> _Exercise instructions_
Repeat exactly the lines running from the first line of the data to the line containing "9.683, 9.720, 9.756]", both ends included, and nothing else; drop the pictures.

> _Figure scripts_

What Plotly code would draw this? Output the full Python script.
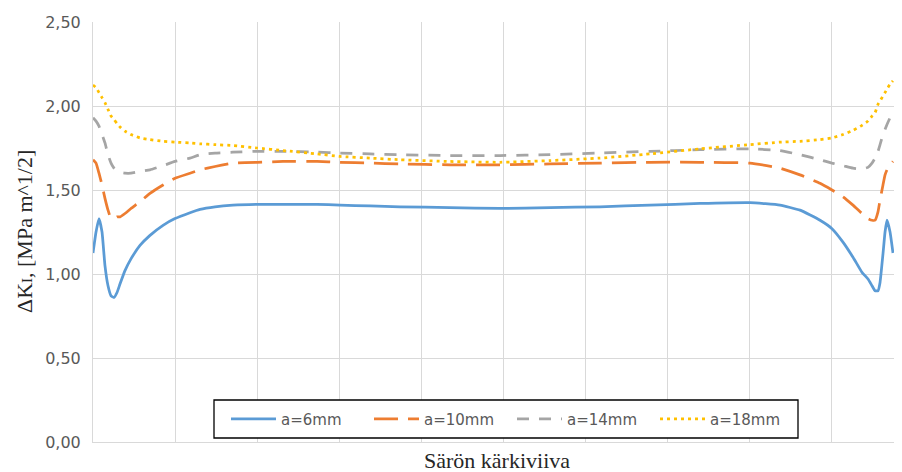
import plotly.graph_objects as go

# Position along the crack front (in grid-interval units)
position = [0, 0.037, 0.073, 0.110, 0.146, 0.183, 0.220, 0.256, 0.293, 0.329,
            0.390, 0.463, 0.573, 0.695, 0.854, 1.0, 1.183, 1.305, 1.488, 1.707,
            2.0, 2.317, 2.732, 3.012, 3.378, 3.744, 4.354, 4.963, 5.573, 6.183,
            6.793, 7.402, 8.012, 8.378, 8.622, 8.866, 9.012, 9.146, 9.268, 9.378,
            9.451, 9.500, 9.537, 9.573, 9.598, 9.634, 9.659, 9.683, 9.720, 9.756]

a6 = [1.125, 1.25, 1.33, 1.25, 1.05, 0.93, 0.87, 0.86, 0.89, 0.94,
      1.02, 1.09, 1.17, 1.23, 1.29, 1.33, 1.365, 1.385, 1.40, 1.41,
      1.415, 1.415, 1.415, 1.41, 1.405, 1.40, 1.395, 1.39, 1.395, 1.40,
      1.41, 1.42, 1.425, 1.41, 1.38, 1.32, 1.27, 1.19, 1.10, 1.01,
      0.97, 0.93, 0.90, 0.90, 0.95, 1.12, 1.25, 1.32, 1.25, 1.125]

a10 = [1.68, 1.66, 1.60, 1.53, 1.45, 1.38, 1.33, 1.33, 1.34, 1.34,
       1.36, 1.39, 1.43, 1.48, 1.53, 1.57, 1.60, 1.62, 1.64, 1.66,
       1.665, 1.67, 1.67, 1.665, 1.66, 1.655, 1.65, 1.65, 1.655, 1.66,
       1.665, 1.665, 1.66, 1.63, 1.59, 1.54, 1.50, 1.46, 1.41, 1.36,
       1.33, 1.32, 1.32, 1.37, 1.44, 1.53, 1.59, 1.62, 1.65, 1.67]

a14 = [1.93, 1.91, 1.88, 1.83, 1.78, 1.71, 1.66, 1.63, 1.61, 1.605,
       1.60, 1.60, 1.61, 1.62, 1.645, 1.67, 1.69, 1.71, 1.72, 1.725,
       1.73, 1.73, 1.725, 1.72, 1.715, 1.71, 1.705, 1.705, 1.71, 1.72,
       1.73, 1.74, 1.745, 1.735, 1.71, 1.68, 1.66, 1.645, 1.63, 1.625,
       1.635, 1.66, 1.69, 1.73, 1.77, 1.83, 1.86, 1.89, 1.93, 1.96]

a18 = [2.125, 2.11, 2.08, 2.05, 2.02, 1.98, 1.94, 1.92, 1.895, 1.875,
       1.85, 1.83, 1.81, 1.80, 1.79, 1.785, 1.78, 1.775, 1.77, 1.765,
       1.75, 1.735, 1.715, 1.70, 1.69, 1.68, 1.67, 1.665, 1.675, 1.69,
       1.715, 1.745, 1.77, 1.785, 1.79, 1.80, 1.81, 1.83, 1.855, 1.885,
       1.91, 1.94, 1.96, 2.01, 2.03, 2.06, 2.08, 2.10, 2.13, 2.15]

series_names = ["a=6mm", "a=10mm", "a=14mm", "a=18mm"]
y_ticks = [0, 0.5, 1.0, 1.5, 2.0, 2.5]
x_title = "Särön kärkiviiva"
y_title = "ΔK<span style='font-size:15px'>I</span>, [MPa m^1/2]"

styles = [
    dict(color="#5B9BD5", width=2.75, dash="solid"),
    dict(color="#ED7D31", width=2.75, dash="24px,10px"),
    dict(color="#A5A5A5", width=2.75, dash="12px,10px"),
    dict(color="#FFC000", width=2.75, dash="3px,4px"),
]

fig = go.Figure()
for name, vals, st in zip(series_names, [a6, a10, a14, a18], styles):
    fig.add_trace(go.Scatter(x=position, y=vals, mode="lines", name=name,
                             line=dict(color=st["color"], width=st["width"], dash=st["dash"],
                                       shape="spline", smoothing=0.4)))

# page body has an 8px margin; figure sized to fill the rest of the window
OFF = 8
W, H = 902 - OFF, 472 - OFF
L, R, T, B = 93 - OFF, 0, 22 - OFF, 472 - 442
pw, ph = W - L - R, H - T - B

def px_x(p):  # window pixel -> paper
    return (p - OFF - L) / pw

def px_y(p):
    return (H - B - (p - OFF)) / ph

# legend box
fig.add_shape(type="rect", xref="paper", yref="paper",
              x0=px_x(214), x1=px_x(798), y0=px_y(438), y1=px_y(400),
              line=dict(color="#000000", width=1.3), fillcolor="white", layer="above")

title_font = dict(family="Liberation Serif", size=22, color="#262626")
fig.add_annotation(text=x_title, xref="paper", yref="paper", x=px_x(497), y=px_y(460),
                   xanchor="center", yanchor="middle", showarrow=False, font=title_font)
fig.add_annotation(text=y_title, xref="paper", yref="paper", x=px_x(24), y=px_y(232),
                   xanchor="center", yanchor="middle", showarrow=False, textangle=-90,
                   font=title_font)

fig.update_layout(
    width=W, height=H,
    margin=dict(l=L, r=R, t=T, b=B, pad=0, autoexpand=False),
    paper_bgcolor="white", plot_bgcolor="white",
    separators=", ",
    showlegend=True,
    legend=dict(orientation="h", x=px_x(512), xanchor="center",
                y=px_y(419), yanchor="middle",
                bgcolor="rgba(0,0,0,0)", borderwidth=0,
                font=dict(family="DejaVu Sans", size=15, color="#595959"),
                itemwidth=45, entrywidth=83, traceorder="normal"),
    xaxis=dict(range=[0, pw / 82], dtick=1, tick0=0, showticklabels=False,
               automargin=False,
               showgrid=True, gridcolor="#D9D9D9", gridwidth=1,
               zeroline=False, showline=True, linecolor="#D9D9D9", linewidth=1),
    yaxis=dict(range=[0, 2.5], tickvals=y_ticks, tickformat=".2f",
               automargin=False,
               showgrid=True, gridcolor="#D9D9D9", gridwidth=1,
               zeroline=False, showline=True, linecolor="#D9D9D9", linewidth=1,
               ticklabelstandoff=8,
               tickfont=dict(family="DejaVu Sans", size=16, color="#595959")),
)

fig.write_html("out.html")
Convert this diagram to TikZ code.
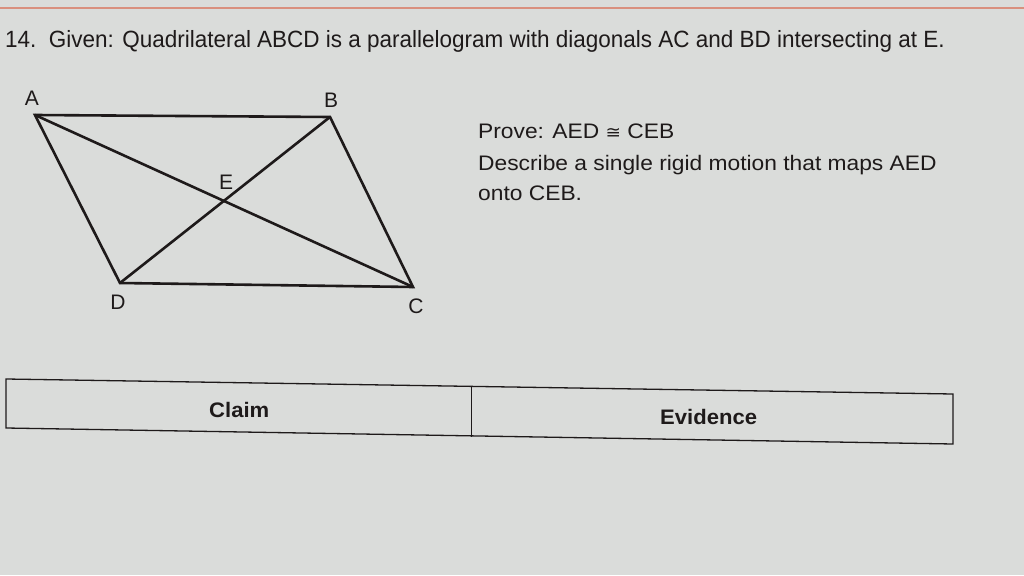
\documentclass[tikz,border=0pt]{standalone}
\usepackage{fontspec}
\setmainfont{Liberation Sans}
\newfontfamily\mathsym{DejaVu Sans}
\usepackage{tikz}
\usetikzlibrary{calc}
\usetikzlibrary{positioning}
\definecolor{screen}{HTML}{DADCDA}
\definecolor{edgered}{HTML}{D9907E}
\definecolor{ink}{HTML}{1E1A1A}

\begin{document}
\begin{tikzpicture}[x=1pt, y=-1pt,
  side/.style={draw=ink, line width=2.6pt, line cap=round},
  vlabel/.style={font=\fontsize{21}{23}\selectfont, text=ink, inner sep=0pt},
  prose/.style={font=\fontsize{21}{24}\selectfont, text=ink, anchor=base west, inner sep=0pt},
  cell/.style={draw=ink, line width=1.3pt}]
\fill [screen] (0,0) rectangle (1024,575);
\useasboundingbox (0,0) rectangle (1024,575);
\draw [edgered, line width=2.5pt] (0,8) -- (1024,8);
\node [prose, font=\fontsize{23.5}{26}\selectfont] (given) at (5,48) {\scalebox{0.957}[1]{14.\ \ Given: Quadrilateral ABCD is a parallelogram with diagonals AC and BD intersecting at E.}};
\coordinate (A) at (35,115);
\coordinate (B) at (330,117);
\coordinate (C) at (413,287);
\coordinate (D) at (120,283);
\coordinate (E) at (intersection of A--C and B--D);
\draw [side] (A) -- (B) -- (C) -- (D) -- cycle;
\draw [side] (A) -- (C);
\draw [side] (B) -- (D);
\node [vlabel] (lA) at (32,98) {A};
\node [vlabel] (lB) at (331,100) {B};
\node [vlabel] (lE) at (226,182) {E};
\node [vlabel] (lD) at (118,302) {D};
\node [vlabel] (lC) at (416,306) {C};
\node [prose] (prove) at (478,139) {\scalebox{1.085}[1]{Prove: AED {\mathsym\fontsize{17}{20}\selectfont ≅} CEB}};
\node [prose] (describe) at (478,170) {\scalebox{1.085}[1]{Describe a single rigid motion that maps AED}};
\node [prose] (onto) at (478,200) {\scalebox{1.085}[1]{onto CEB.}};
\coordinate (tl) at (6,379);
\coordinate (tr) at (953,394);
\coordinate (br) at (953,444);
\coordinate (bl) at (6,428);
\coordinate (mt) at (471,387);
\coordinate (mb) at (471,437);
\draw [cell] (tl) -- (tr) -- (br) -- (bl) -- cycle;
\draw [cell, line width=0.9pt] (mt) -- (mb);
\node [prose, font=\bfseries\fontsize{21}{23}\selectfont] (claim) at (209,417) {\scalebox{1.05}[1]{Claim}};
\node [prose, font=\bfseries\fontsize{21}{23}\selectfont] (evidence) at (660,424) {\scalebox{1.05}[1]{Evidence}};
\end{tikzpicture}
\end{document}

> _Correct response_
What Plotly code would draw this? Output the full Python script.
import plotly.graph_objects as go

# Position along the crack front (in grid-interval units)
position = [0, 0.037, 0.073, 0.110, 0.146, 0.183, 0.220, 0.256, 0.293, 0.329,
            0.390, 0.463, 0.573, 0.695, 0.854, 1.0, 1.183, 1.305, 1.488, 1.707,
            2.0, 2.317, 2.732, 3.012, 3.378, 3.744, 4.354, 4.963, 5.573, 6.183,
            6.793, 7.402, 8.012, 8.378, 8.622, 8.866, 9.012, 9.146, 9.268, 9.378,
            9.451, 9.500, 9.537, 9.573, 9.598, 9.634, 9.659, 9.683, 9.720, 9.756]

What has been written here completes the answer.